Book Review: Insatiable: Porn – a Love Story, by Asa Akira

Going into this review, I have to be honest. I am totally biased. I love Asa Akira.

I met her at AVN in 2010 (that’s a link to an interview I did for WHACK! Magazine in 2011; can’t find the 2010 interview). She was warm, friendly, and surprisingly normal. I only say “surprisingly” because she’s one of the most beautiful people I’ve ever seen in person, and because her reputation for extremely hardcore sex preceded her. In short, if she’d been standoffish or haughty or reserved or really anything but a down-to-earth person who seemed like she enjoyed laughing… I wouldn’t have been surprised. But nope. Asa was sweet, open, and relaxed, even though I was nervous as I interviewed her. How can you not be nervous when you’re standing next to someone that gorgeous?

Anyway, fast-forward about three years, and voila! In the few times since then that we’ve hung out, Asa has continued to be nothing but awesome. She has moved out of gonzo porn and into a contract with Wicked Pictures, hosted the AVNs, won like every single award there is to win in the industry, and written a memoir: Insatiable: Porn – a Love Story. I got myself a copy and devoured it with glee. The book covers everything from her wild teenage years to faking a squirting scene to abortions to her obsession with pizza. It’s a delightful, but not exactly light, mash-up of memoir, original poetry (ie, the funniest haiku you’re likely to read), letters to family and invisible entities, and journal entries.

And I’m happy to report that it is just like Asa: straightforward, welcoming, and willing to laugh. Asa doesn’t flinch at telling her readers about her insecurities about her body, or the sometimes-gross realities of a porn career. But neither does she back down from asserting that porn is exactly where she wants to be, for as long as she can possibly do it.  “Porn has shaped me, is shaping me, into a woman I  had always hoped I would be,” she writes in the first chapter. “I’ve become more confident, more empowered, more sure of myself than I’ve ever been….There’s nothing else I’d rather be doing.”

It’s a fascinating peek into a kind of life many of us have pondered, but extremely few of us will ever live, and while it could take the opportunity to preach the gospel of Why You Should Love Porn, it doesn’t. There’s no moralizing, no grandstanding, no soapboxing here. Just Asa telling her story like it is–fractured and confused and filthy and hilarious. She’s at once baring her soul and grinning about it all, as if she’s fully aware of how insane this situation is, and she hopes you’ll enjoy the ride as much as she does, and laugh about it.  I found myself bursting into snorting laughter on the subway more than a few times, getting annoyed looks from fellow commuters. I wished, in those moments, that I wasn’t reading a digital copy. I’d have loved to flash the book cover in their faces. “Please read this book,” I wanted to tell them. “You’ll learn what a ‘suitcase pimp’ is, and how it feels to shoot ‘the perfect scene,’ and how Mark Spiegler celebrates Thanksgiving! Seriously! Go buy it! Right now!

In retrospect, it’s probably a good thing I was reading it on my tablet.

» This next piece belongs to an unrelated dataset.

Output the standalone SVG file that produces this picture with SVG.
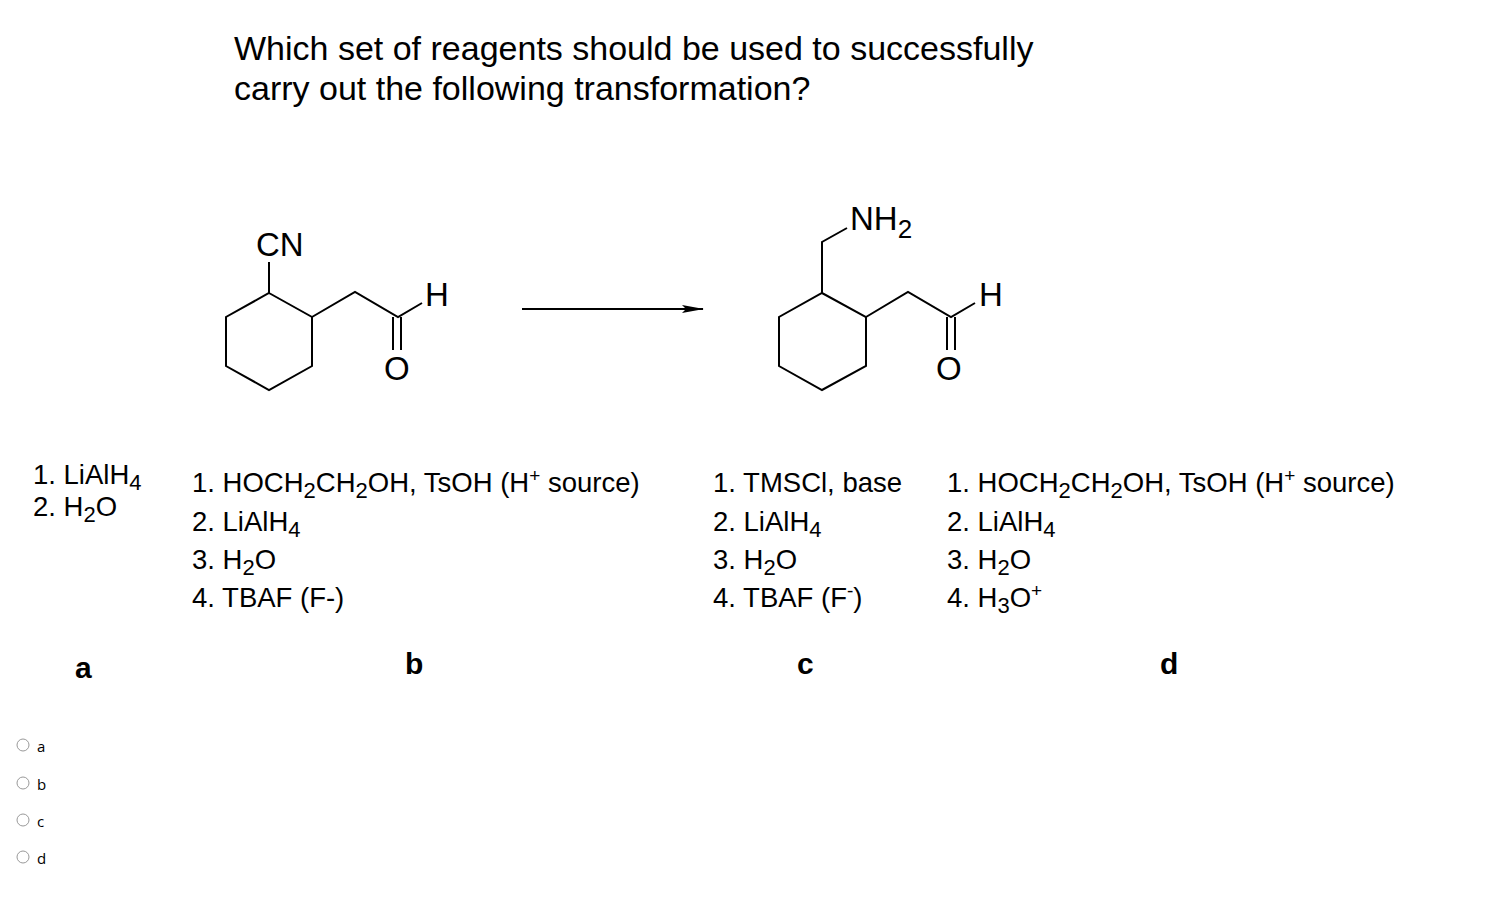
<svg xmlns="http://www.w3.org/2000/svg" width="1502" height="901" viewBox="0 0 1502 901">
<style>
text{font-family:"Liberation Sans",Arial,sans-serif;fill:#000}
.t{font-size:34px}
.r{font-size:27.5px}
.a{font-size:33px}
.l{font-size:30px;font-weight:bold}
.o{font-size:15px;font-family:"Open Sans","Liberation Sans",sans-serif}
.b{stroke:#000;stroke-width:2;fill:none}
.rad{fill:#fff;stroke:#999;stroke-width:1}
</style>
<defs><marker id="ah" markerWidth="22" markerHeight="8" refX="21" refY="4" orient="auto" markerUnits="userSpaceOnUse"><path d="M0,0 L22,4 L0,8 L4,4z" fill="#000"/></marker></defs>
<g id="title"><text class="t" x="234" y="60">Which set of reagents should be used to successfully</text><text class="t" x="234" y="100">carry out the following transformation?</text></g>
<g id="reactant">
<path class="b" d="M269,293 L312,317 L312,366 L269,390 L226,366 L226,317 Z M269,293 V262 M312,317 L355,292 L398,317 L422,303 M393,317 V350 M401,317 V350"/>
<text class="a" x="256" y="256">CN</text><text class="a" x="425" y="306">H</text><text class="a" x="384" y="380">O</text>
</g>
<g id="product">
<path class="b" d="M822,293 L866,317 L866,366 L822,390 L779,366 L779,317 Z M822,293 V242 L847,228 M866,317 L908,292 L951,317 L975,303 M947,317 V350 M955,317 V350"/>
<text class="a" x="850" y="230">NH<tspan font-size="26" dy="8">2</tspan></text><text class="a" x="979" y="306">H</text><text class="a" x="936" y="380">O</text>
</g>
<g id="connectors"><line class="b" x1="522" y1="309" x2="703" y2="309" marker-end="url(#ah)"/></g>
<g id="optA"><text class="r" x="33" y="484">1. LiAlH<tspan font-size="22" dy="6">4</tspan></text><text class="r" x="33" y="516">2. H<tspan font-size="22" dy="6">2</tspan><tspan dy="-6">O</tspan></text><text class="l" x="75" y="678">a</text></g>
<g id="optB"><text class="r" x="192" y="492">1. HOCH<tspan font-size="22" dy="6">2</tspan><tspan dy="-6">CH</tspan><tspan font-size="22" dy="6">2</tspan><tspan dy="-6">OH, TsOH (H</tspan><tspan font-size="19" dy="-10">+</tspan><tspan dy="10"> source)</tspan></text>
<text class="r" x="192" y="531">2. LiAlH<tspan font-size="22" dy="6">4</tspan></text><text class="r" x="192" y="569">3. H<tspan font-size="22" dy="6">2</tspan><tspan dy="-6">O</tspan></text><text class="r" x="192" y="607">4. TBAF (F-)</text><text class="l" x="405" y="674">b</text></g>
<g id="optC"><text class="r" x="713" y="492">1. TMSCl, base</text><text class="r" x="713" y="531">2. LiAlH<tspan font-size="22" dy="6">4</tspan></text><text class="r" x="713" y="569">3. H<tspan font-size="22" dy="6">2</tspan><tspan dy="-6">O</tspan></text><text class="r" x="713" y="607">4. TBAF (F<tspan font-size="19" dy="-10">-</tspan><tspan dy="10">)</tspan></text><text class="l" x="797" y="674">c</text></g>
<g id="optD"><text class="r" x="947" y="492">1. HOCH<tspan font-size="22" dy="6">2</tspan><tspan dy="-6">CH</tspan><tspan font-size="22" dy="6">2</tspan><tspan dy="-6">OH, TsOH (H</tspan><tspan font-size="19" dy="-10">+</tspan><tspan dy="10"> source)</tspan></text>
<text class="r" x="947" y="531">2. LiAlH<tspan font-size="22" dy="6">4</tspan></text><text class="r" x="947" y="569">3. H<tspan font-size="22" dy="6">2</tspan><tspan dy="-6">O</tspan></text><text class="r" x="947" y="607">4. H<tspan font-size="22" dy="6">3</tspan><tspan dy="-6">O</tspan><tspan font-size="19" dy="-10">+</tspan></text><text class="l" x="1160" y="674">d</text></g>
<g id="radios">
<circle class="rad" cx="23" cy="745" r="6"/><text class="o" x="37" y="752">a</text>
<circle class="rad" cx="23" cy="783" r="6"/><text class="o" x="37" y="790">b</text>
<circle class="rad" cx="23" cy="820" r="6"/><text class="o" x="37" y="827">c</text>
<circle class="rad" cx="23" cy="857" r="6"/><text class="o" x="37" y="864">d</text>
</g>
</svg>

Anyway. I’m always impressed when confronted by a memoir that doesn’t feel a need to moralize or over-explain itself. Something in the way I was raised or the way I’m wired makes me constantly search for a moral to the story, a Reason For This Thing I Made, a takeaway message. I feel a need to justify myself when I write. But instead of defending herself or moralizing, Asa fearlessly opens herself up even more than her porn career has already opened her. “The world has seen every fold of my most private body parts, and yet, I feel this book is my most exposing venture yet,” she notes, and then simply tells her story with honesty, humor, and aplomb.

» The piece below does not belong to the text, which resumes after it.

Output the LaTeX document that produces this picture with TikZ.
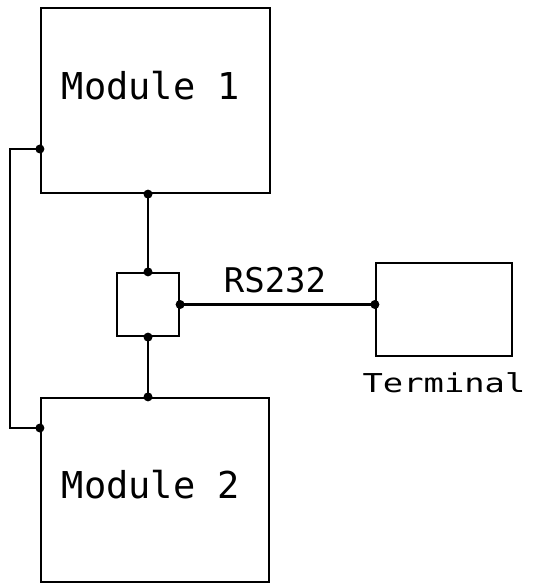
\documentclass[tikz,border=0pt]{standalone}
\usepackage{fontspec}
\newfontfamily\plotfont{DejaVu Sans Mono}

\begin{document}
\begin{tikzpicture}[x=1pt, y=-1pt, line width=2.2pt,
    box/.style={draw, rectangle, inner sep=0pt},
    lbl/.style={anchor=base, inner sep=0pt, font=\plotfont\fontsize{#1}{#1}\selectfont},
    dot/.style={circle, fill, inner sep=0pt, minimum size=9pt}]
    \useasboundingbox (0,0) rectangle (535,585);

    \node[box, minimum width=229pt, minimum height=185pt] (mod1) at (155.5,100.5) {};
    \node[box, minimum width=228pt, minimum height=184pt] (mod2) at (155,490) {};
    \node[box, minimum width=62pt, minimum height=63pt] (hub) at (148,304.5) {};
    \node[box, minimum width=136pt, minimum height=93pt] (term) at (444,309.5) {};

    \node[lbl=37] (mod1txt) at (151,100) {Module 1};
    \node[lbl=37] (mod2txt) at (151,498) {Module 2};
    \node[lbl=34] (rstxt) at (275,292) {RS232};
    \node[anchor=base, inner sep=0pt] (termtxt) at (444,392)
        {\scalebox{1.3}[1]{\plotfont\fontsize{26}{26}\selectfont Terminal}};

    % bus between the modules
    \coordinate (m1s) at (mod1.south -| hub);
    \coordinate (m2n) at (mod2.north -| hub);
    \draw (m1s) -- (hub.north);
    \draw (hub.south) -- (m2n);
    \draw (hub.east) -- (term.west |- hub.east);
    \foreach \p in {m1s, m2n, hub.north, hub.south, hub.east}
        \node[dot] at (\p) {};
    \node[dot] at (term.west |- hub.east) {};

    % loop on the left
    \coordinate (m1w) at ([yshift=-48.5pt]mod1.west);
    \coordinate (m2w) at ([yshift=62pt]mod2.west);
    \draw (m1w) -- (10,149) -- (10,428) -- (m2w);
    \node[dot] at (m1w) {};
    \node[dot] at (m2w) {};
\end{tikzpicture}
\end{document}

It’s likewise refreshing to read an unapologetic memoir written by a woman whose fame comes, in part, from her prowess at things like double anal scenes and gangbangs. I say this even within the context of my experience as a sort-of part of the adult industry. The truth is that, while there are plenty of champions for women’s sexual empowerment in this world (sadly, not as many as I wish there were, but I digress…), there aren’t very many who are willing to put their money where their mouth is. Or where their other orifices are. But Asa isn’t shy. While she devotes pages to questioning how and why she came to have such a high sex drive, never does she disparage it. For her, part of  life is living with the fact that, presented with a blowbang scene in which she’s only agreed to have sex with three of the men… she may end up having sex with all of them. Not because she feels pressured to, or because she wants to sell more DVDs… but because she wants to. Here’s a woman telling us how porn sex, which is often touted as “not real” sex that doesn’t feel that good, turns her on so much she can’t get enough of it. Here’s a real, live, human female who unapologetically, publicly, visibly, and genuinely lusts. I won’t go so far as to say that this is revolutionary, but I will absolutely say it’s radical.

And yet, this isn’t a book that’s written to educate the masses or bring anyone around to any one point of view. It’s one woman’s story about her rise to the top of the arguably most-taboo industry in the world, and if you happen to learn along the way that porn stars are humans plagued by doubt and self-loathing, and blessed with a love for life and adventure, more’s the better.